For the domain of $f+g$, we need to think about what numbers we can plug into both $f(x)$ and $g(x)$.
For $f(x) = x-5$, you can plug in any number you want! So its domain is all real numbers (from negative infinity to positive infinity).
For $g(x) = 3x^2$, you can also plug in any number you want! Its domain is also all real numbers.
Since you can use any real number for both, you can use any real number for their sum!
So, the domain for $f+g$ is $(-\infty, \infty)$.

**2. Finding $f - g$ and its domain:**
To find $f - g$, we subtract $g(x)$ from $f(x)$:
$(f-g)(x) = f(x) - g(x)$
$(f-g)(x) = (x - 5) - (3x^2)$
$(f-g)(x) = x - 5 - 3x^2$
$(f-g)(x) = -3x^2 + x - 5$

Just like with adding, if you can plug any number into both original functions, you can plug it into their difference.
So, the domain for $f-g$ is also $(-\infty, \infty)$.

**3. Finding $fg$ (which means $f \times g$) and its domain:**
To find $fg$, we multiply $f(x)$ by $g(x)$:
$(fg)(x) = f(x) \cdot g(x)$
$(fg)(x) = (x - 5)(3x^2)$
To multiply, we distribute the $3x^2$ to both terms inside the first parenthese:
$(fg)(x) = (x \cdot 3x^2) - (5 \cdot 3x^2)$
$(fg)(x) = 3x^3 - 15x^2$

Again, just like with adding and subtracting, if you can plug any number into both original functions, you can plug it into their product.
So, the domain for $fg$ is also $(-\infty, \infty)$.
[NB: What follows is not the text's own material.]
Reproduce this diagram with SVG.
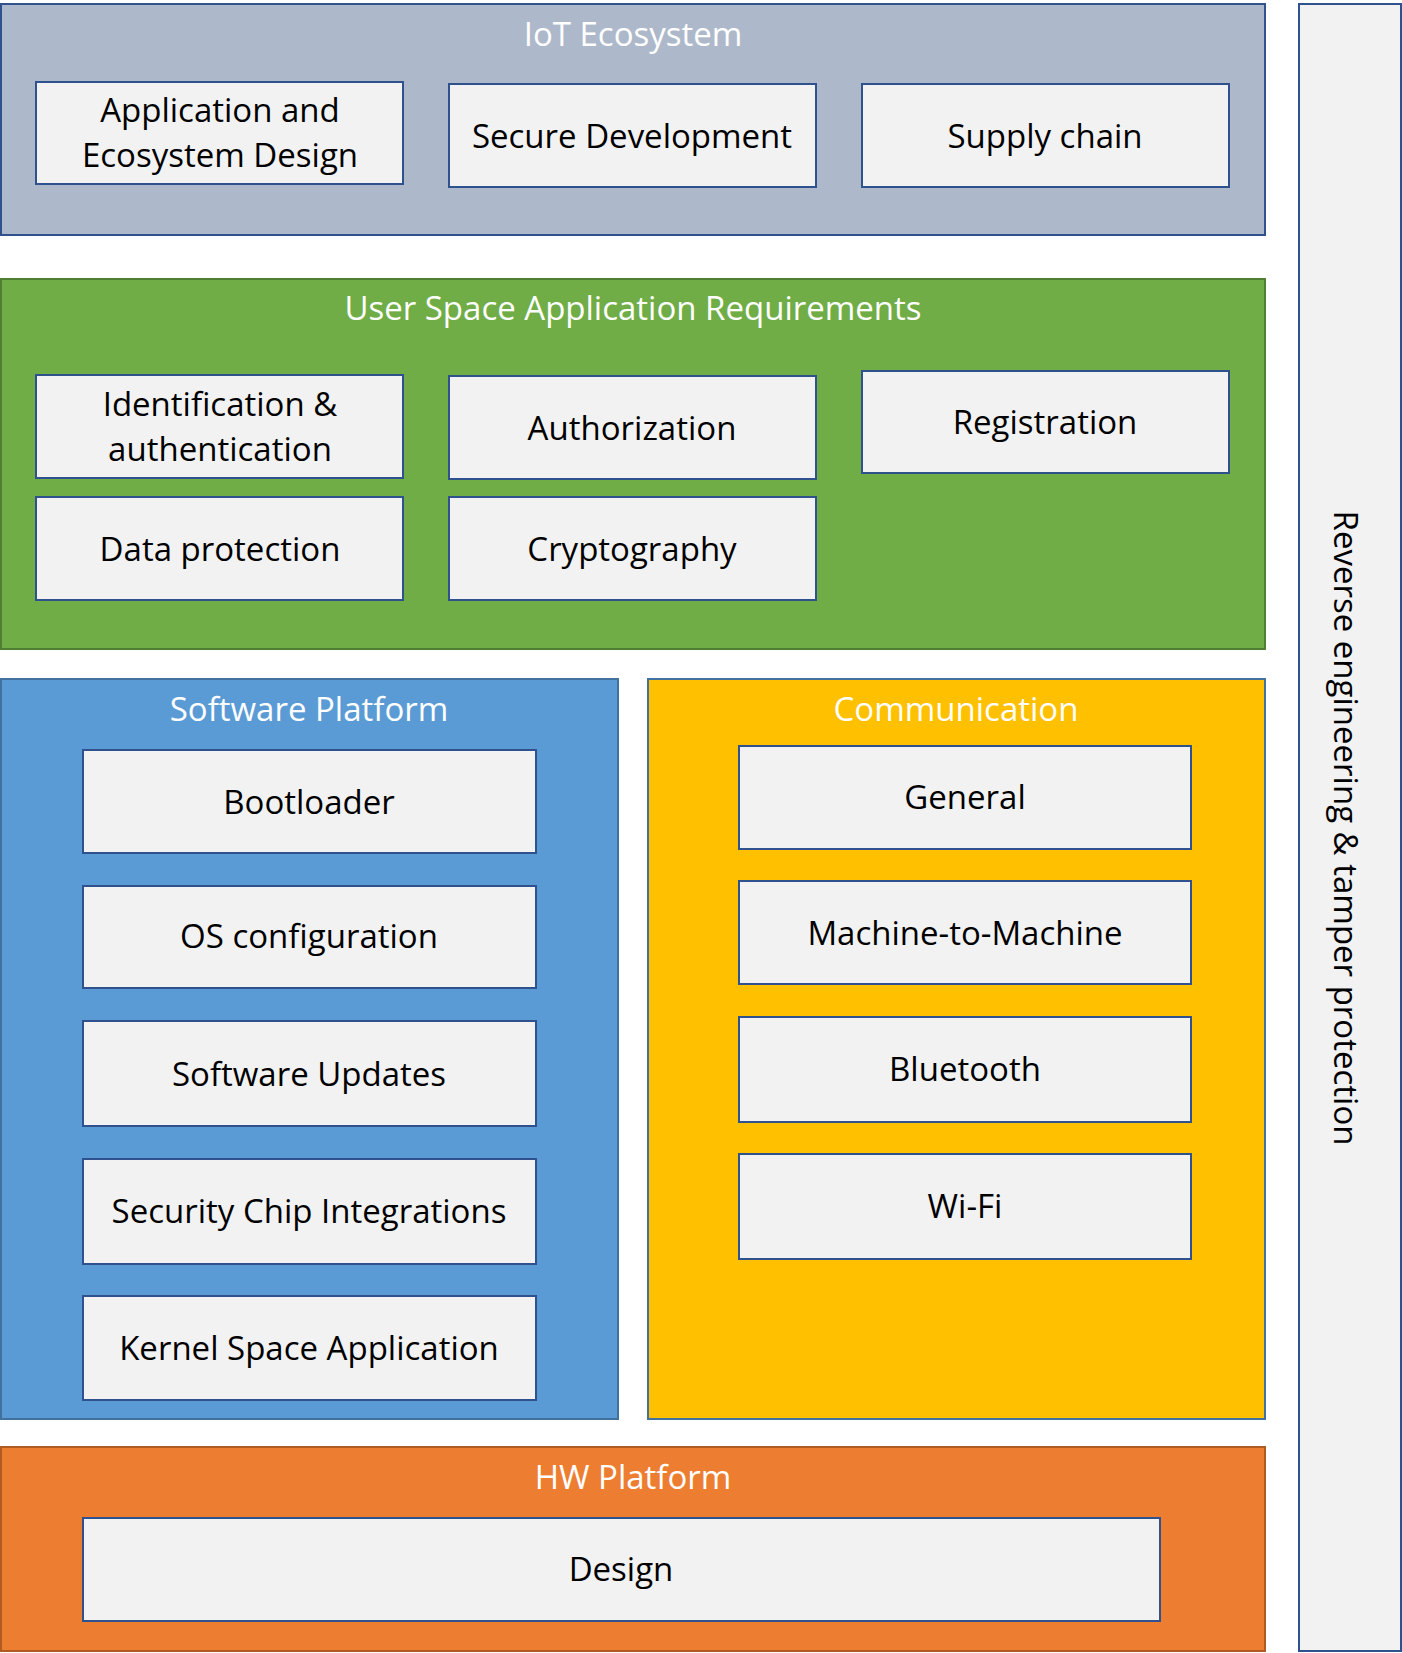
<svg xmlns="http://www.w3.org/2000/svg" width="1402" height="1653" viewBox="0 0 1402 1653">
<style>
.box{fill:#F2F2F2;stroke:#2F528F;stroke-width:2}
.lbl{font-family:"Open Sans","Liberation Sans",sans-serif;font-size:33px;fill:#000;text-anchor:middle}
.ttl{font-family:"Open Sans","Liberation Sans",sans-serif;font-size:33px;fill:#fff;text-anchor:middle}
</style>
<rect width="1402" height="1653" fill="#fff"/>
<g id="iot-ecosystem">
<rect x="1" y="4" width="1264" height="231" fill="#ADB9CA" stroke="#2F528F" stroke-width="2"/>
<text class="ttl" x="633" y="46">IoT Ecosystem</text>
</g>
<g id="app-ecosystem-design">
<rect class="box" x="36" y="82" width="367" height="102"/>
<text class="lbl" x="220" y="122">Application and</text>
<text class="lbl" x="220" y="167">Ecosystem Design</text>
</g>
<g id="secure-development">
<rect class="box" x="449" y="84" width="367" height="103"/>
<text class="lbl" x="632" y="148">Secure Development</text>
</g>
<g id="supply-chain">
<rect class="box" x="862" y="84" width="367" height="103"/>
<text class="lbl" x="1045" y="148">Supply chain</text>
</g>
<g id="user-space">
<rect x="1" y="279" width="1264" height="370" fill="#70AD47" stroke="#507E32" stroke-width="2"/>
<text class="ttl" x="633" y="320">User Space Application Requirements</text>
</g>
<g id="identification">
<rect class="box" x="36" y="375" width="367" height="103"/>
<text class="lbl" x="220" y="416">Identification &amp;</text>
<text class="lbl" x="220" y="461">authentication</text>
</g>
<g id="authorization">
<rect class="box" x="449" y="376" width="367" height="103"/>
<text class="lbl" x="632" y="440">Authorization</text>
</g>
<g id="registration">
<rect class="box" x="862" y="371" width="367" height="102"/>
<text class="lbl" x="1045" y="434">Registration</text>
</g>
<g id="data-protection">
<rect class="box" x="36" y="497" width="367" height="103"/>
<text class="lbl" x="220" y="561">Data protection</text>
</g>
<g id="cryptography">
<rect class="box" x="449" y="497" width="367" height="103"/>
<text class="lbl" x="632" y="561">Cryptography</text>
</g>
<g id="software-platform">
<rect x="1" y="679" width="617" height="740" fill="#5B9BD5" stroke="#41719C" stroke-width="2"/>
<text class="ttl" x="309" y="721">Software Platform</text>
</g>
<g id="bootloader">
<rect class="box" x="83" y="750" width="453" height="103"/>
<text class="lbl" x="309" y="814">Bootloader</text>
</g>
<g id="os-configuration">
<rect class="box" x="83" y="886" width="453" height="102"/>
<text class="lbl" x="309" y="948">OS configuration</text>
</g>
<g id="software-updates">
<rect class="box" x="83" y="1021" width="453" height="105"/>
<text class="lbl" x="309" y="1086">Software Updates</text>
</g>
<g id="security-chip">
<rect class="box" x="83" y="1159" width="453" height="105"/>
<text class="lbl" x="309" y="1223">Security Chip Integrations</text>
</g>
<g id="kernel-space">
<rect class="box" x="83" y="1296" width="453" height="104"/>
<text class="lbl" x="309" y="1360">Kernel Space Application</text>
</g>
<g id="communication">
<rect x="648" y="679" width="617" height="740" fill="#FFC000" stroke="#41719C" stroke-width="2"/>
<text class="ttl" x="956" y="721">Communication</text>
</g>
<g id="general">
<rect class="box" x="739" y="746" width="452" height="103"/>
<text class="lbl" x="965" y="809">General</text>
</g>
<g id="m2m">
<rect class="box" x="739" y="881" width="452" height="103"/>
<text class="lbl" x="965" y="945">Machine-to-Machine</text>
</g>
<g id="bluetooth">
<rect class="box" x="739" y="1017" width="452" height="105"/>
<text class="lbl" x="965" y="1081">Bluetooth</text>
</g>
<g id="wifi">
<rect class="box" x="739" y="1154" width="452" height="105"/>
<text class="lbl" x="965" y="1218">Wi-Fi</text>
</g>
<g id="hw-platform">
<rect x="1" y="1447" width="1264" height="204" fill="#ED7D31" stroke="#AE5A21" stroke-width="2"/>
<text class="ttl" x="633" y="1489">HW Platform</text>
</g>
<g id="design">
<rect class="box" x="83" y="1518" width="1077" height="103"/>
<text class="lbl" x="621" y="1581">Design</text>
</g>
<g id="reverse-engineering">
<rect class="box" x="1299" y="4" width="102" height="1647"/>
<text class="lbl" transform="translate(1345,828) rotate(90)" x="0" y="11">Reverse engineering &amp; tamper protection</text>
</g>
<g id="connectors"></g>
</svg>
**4. Finding $\frac{f}{g}$ and its domain:**
To find $\frac{f}{g}$, we divide $f(x)$ by $g(x)$:
$(\frac{f}{g})(x) = \frac{f(x)}{g(x)}$
$(\frac{f}{g})(x) = \frac{x - 5}{3x^2}$

Now for the domain of $\frac{f}{g}$. This one is a little special! You can still use any number that works for both $f(x)$ and $g(x)$. BUT, there's one super important rule in math: you can't divide by zero!
So, we need to make sure the bottom part (the denominator, which is $g(x)$) is *not* zero.
$g(x) = 3x^2$
We need to find when $3x^2 = 0$.
If $3x^2 = 0$, then $x^2 = 0$.
And if $x^2 = 0$, that means $x = 0$.
So, $x$ cannot be $0$. Every other number is fine!
This means the domain for $\frac{f}{g}$ is all real numbers except $0$.
In interval notation, that's $(-\infty, 0) \cup (0, \infty)$. It means all numbers from negative infinity up to 0 (but not including 0), and all numbers from 0 (but not including 0) up to positive infinity.

Alternative answer

Answer:
$$f+g = 3x^2 + x - 5$$
Domain for $f+g$: All real numbers, or $(-\infty, \infty)$

$$f-g = -3x^2 + x - 5$$
Domain for $f-g$: All real numbers, or $(-\infty, \infty)$

$$fg = 3x^3 - 15x^2$$
Domain for $fg$: All real numbers, or $(-\infty, \infty)$

$$\frac{f}{g} = \frac{x - 5}{3x^2}$$
Domain for $\frac{f}{g}$: All real numbers except $x=0$, or $(-\infty, 0) \cup (0, \infty)$ Explain
This is a question about combining functions by adding, subtracting, multiplying, and dividing them, and also finding their domains. The solving step is:

First, I looked at the two functions we have: $f(x) = x - 5$ and $g(x) = 3x^2$.

1. **For $f+g$:** I just added the rules for $f(x)$ and $g(x)$ together. So, $(x - 5) + (3x^2)$ became $3x^2 + x - 5$. For the domain, since both $f(x)$ and $g(x)$ are like simple number rules that work for any number you pick, their sum also works for any number! So, the domain is all real numbers.

2. **For $f-g$:** I subtracted the rule for $g(x)$ from the rule for $f(x)$. So, $(x - 5) - (3x^2)$ became $-3x^2 + x - 5$. Just like with adding, this new rule also works for any number you pick, so its domain is all real numbers.

3. **For $fg$:** I multiplied the rules for $f(x)$ and $g(x)$ together. So, $(x - 5) \cdot (3x^2)$ meant I did $x \cdot 3x^2$ and $-5 \cdot 3x^2$. That gave me $3x^3 - 15x^2$. Again, multiplying these types of rules doesn't create any special numbers that we can't use, so the domain is all real numbers.

4. **For $\frac{f}{g}$:** I divided the rule for $f(x)$ by the rule for $g(x)$. So, I got $\frac{x - 5}{3x^2}$. Now, this one is tricky! We know we can't ever divide by zero. So, I had to make sure the bottom part, $3x^2$, was not zero. $3x^2 = 0$ only happens when $x^2 = 0$, which means $x = 0$. So, $x$ can be any number except $0$. That's why the domain is all real numbers except $x=0$.